"We Need Our Traffic Lights"
By Capt. Fred Davis
Published: Thursday, December 15, 2011


MDOT apparently has a change of plans as reported in a story in the Huron Daily Tribune on Dec. 8.

William Mayhew, MDOT Cass City Transportation Service Center manager, is reported to have said MDOT is studying traffic lights in Huron County for removal. The intersections being studied include three in Bad Axe, one in Pigeon, one in Elkton and the only traffic signal in Port Austin.

Mr. Mayhew was quoted saying, “A number of the signals are in need of modernization.”

He went on to say; “Last fall, a number of traffic lights were evaluated... for traffic and pedestrian volumes.”

I cannot address each individual light. However, I can say, As I See It (and I did), the traffic counting equipment placed at Lake Street (M-53) and Spring Street (M-25) in Port Austin the end of September was poorly timed. There is very little traffic during that period. Mr. Mayhew’s comments regarding needed updates of the lights and crossing signals could not have applied to the four-way intersection in Port Austin. A completely modernized system, including signals that prompt when to walk for pedestrians, was recently installed. The system should be adequate for years to come and the dollars spent upgrading it should far exceed the cost of operation. During slow traffic times, the overhead light can be placed on a flasher, just as it has been in years past. The walk signals can easily be disabled until needed.

The completion of Port Austin’s harbor last summer relied heavily upon the traffic signal to ensure a safe flow for boaters using the ramp area and the large number of pedestrians headed to the waterfront. If MDOT was to consult with the waterway and state park commissions, it would realize the need to keep the traffic control system in place in Port Austin adjacent to the new harbor area.

After reading the Tribune article that quoted Mr. Mayhew’s interpretation of MDOT’s position about the cost of operation and maintenance of the signals, I had additional concerns.

I wondered if Port Austin had contributed to the cost of the upgrading of our new traffic signals. When I contacted two members of the Downtown Development Authority (DDA) in Port Austin, I was told yes, and both individuals were distressed over the recent placement of four very large stop signs. They expressed the signs were a distraction from the DDA’s beautification project.

Should the traffic light at the intersection of two main state highways be eliminated, I am sure accidents will occur and a very dangerous situation at an intersection used by tourists, summer residents, and local drivers and pedestrians will exist. I am certain they all contribute via their taxes to the operation of the traffic signals.

Regarding other traffic signals considered for elimination, the signal in Pigeon, just as the one in Port Austin, is located at a blind intersection and therefore presents a dangerous situation if removed. The proposed removal of the signal located at M-53 (N. Van Dyke) and Buschlen will present a hazardous condition in addition to a detriment to the adjacent businesses.
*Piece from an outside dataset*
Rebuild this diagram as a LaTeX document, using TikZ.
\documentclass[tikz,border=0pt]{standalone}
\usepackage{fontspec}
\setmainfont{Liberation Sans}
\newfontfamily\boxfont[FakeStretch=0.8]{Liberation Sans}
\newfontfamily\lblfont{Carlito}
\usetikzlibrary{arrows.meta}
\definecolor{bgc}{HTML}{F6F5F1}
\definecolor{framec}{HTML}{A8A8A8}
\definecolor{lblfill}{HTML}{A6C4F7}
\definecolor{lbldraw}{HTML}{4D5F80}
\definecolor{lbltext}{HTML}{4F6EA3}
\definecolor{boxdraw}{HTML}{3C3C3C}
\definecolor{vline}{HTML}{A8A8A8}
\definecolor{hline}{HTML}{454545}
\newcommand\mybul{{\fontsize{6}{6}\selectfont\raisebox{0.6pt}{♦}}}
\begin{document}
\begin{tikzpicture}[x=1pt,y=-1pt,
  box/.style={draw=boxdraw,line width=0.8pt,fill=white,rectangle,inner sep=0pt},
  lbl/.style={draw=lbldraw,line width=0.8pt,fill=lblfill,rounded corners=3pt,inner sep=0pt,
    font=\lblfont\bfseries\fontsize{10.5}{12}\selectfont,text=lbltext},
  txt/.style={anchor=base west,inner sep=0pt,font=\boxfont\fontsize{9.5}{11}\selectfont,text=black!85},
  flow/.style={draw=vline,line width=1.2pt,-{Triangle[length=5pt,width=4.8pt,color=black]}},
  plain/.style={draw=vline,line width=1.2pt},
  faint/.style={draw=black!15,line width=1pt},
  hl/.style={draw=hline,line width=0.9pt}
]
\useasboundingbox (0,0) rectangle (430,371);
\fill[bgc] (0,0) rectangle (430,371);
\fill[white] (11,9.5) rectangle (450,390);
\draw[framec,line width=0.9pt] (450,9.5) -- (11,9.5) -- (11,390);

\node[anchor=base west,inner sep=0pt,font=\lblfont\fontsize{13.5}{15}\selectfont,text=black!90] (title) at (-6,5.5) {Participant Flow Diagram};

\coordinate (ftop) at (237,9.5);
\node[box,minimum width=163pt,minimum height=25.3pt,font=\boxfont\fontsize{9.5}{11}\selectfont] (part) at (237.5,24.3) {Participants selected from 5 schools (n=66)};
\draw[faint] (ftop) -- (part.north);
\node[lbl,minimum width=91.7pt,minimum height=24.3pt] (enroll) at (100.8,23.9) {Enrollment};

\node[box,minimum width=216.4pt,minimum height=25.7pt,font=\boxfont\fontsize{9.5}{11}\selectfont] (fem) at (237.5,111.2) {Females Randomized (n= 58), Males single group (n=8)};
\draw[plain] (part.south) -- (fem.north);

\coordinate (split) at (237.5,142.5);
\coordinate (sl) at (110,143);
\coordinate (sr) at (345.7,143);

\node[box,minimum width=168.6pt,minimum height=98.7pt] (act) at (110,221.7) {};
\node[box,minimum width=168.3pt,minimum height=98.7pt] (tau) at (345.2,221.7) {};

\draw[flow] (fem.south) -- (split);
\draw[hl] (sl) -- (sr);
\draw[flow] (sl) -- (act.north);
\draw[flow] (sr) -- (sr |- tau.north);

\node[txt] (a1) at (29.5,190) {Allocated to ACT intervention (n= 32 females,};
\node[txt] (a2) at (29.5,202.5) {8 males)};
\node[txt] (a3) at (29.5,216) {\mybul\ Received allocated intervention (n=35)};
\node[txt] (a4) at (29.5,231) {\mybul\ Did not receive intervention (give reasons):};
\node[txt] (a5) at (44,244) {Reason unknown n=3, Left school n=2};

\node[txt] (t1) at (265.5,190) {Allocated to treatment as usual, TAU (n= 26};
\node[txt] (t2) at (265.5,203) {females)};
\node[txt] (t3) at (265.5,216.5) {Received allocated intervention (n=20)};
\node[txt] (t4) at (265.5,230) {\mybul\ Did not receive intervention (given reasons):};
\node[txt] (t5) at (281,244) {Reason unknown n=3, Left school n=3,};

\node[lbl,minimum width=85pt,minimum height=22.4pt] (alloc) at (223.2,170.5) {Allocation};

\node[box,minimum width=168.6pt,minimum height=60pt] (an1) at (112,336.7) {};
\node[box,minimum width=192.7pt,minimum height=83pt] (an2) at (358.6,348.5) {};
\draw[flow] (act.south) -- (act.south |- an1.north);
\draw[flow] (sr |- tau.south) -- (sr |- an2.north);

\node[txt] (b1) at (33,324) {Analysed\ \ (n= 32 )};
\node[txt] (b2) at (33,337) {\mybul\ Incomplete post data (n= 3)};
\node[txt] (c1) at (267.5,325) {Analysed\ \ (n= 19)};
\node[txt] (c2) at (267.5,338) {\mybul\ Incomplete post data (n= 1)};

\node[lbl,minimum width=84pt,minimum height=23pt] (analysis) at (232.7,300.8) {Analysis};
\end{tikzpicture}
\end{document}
I witnessed two close encounters by drivers unsure of when to enter the intersection while waiting for my wife who was shopping in Walgreens. A business inventory of the adjacent area of the intersection reveals two banks, a drugstore, an auto parts store, and the main access to a major hotel and credit union. Bank employees expressed, “We want our light back!” In addition, Buschlen is the avenue providing the eastside by-pass around downtown Bad Axe.
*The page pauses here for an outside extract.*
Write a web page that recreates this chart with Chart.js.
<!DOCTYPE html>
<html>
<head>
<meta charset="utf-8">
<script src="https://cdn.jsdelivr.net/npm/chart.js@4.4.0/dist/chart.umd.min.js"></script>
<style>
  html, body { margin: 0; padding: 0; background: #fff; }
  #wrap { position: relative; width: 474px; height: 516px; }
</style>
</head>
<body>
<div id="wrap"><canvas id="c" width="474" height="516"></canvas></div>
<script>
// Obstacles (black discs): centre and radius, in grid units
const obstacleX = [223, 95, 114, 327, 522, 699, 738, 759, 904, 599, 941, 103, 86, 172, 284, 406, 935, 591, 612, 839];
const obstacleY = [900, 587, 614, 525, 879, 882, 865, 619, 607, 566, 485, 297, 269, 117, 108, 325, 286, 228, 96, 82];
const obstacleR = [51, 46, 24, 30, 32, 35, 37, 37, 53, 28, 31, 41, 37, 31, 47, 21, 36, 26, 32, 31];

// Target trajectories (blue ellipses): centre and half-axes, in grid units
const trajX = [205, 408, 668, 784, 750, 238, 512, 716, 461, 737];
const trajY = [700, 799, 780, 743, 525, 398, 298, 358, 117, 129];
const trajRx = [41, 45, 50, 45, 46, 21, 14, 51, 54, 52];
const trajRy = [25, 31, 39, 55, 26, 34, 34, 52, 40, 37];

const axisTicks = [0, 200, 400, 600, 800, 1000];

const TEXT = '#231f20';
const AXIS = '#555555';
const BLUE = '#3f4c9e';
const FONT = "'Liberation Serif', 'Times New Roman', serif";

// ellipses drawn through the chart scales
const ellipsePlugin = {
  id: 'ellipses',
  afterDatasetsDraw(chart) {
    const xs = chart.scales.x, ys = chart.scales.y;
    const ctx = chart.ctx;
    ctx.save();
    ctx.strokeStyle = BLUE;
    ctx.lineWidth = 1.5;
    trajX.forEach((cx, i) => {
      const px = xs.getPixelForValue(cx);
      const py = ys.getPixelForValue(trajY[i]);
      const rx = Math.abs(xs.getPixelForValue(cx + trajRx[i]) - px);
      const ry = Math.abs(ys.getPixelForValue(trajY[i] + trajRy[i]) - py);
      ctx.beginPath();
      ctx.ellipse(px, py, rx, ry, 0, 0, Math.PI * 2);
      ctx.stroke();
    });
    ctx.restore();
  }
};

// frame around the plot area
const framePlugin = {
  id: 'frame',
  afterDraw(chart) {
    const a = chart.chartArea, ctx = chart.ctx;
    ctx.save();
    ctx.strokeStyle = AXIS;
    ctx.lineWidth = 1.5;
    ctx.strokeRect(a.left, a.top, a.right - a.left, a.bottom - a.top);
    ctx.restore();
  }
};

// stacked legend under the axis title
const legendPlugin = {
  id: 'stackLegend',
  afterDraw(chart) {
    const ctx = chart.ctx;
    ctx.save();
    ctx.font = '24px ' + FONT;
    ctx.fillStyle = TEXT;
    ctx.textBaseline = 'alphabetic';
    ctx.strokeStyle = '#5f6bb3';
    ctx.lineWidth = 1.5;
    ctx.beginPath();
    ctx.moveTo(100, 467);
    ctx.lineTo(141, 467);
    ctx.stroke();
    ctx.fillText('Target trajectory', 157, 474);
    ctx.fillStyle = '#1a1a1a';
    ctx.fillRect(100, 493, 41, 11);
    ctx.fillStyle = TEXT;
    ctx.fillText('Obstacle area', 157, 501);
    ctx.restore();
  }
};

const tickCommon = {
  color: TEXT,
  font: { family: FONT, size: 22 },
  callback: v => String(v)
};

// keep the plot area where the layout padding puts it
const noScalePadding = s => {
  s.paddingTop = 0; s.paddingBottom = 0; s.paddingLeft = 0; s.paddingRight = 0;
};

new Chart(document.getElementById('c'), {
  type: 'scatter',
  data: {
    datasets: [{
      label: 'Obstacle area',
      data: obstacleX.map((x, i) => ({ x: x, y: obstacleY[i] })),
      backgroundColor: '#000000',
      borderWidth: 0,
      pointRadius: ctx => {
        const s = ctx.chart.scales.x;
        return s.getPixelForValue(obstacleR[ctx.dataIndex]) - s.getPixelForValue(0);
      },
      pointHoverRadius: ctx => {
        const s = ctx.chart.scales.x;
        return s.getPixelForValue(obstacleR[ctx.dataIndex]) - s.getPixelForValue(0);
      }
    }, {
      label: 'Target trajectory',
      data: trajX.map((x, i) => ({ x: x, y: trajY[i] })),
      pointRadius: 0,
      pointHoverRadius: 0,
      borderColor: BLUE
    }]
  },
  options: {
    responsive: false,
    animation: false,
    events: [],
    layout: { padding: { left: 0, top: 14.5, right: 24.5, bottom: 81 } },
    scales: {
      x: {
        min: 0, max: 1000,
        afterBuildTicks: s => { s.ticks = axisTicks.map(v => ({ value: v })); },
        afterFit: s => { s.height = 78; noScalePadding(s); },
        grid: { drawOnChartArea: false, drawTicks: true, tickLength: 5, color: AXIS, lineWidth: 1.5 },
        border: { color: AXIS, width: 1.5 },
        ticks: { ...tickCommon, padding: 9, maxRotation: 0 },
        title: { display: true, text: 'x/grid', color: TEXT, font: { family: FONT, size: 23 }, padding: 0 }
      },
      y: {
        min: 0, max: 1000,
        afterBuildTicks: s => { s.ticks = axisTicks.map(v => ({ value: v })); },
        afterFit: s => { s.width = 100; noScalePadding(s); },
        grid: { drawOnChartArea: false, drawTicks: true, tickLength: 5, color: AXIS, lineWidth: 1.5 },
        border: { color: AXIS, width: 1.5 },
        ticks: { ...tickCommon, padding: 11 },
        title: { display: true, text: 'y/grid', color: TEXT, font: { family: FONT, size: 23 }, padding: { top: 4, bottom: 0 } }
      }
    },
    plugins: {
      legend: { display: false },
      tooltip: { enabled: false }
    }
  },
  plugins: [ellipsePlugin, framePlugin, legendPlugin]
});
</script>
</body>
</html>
Removal of other traffic lights along N. Van Dyke may be justified due to the relocation of businesses and diminished need.

I stated in a past column it is ridiculous to rely on stop signs because few drivers come to a complete stop when they encounter the octagon signs.

Savings by the state in operation of the signals mentioned could not possibly be great enough to merit the action planned. Perhaps removal of yellow flashing lights ON SECONDARY ROADS could be considered. Some of them have already been removed, but weren’t they placed there to help save lives?

One life saved most certainly is worth a thousand lights.

Postscript: I suggest if you would like your opinion on the above matter brought to the attention of elected officials, their names and addresses appear on the Opinion Page of the Huron Tribune and can be found in your local phone book.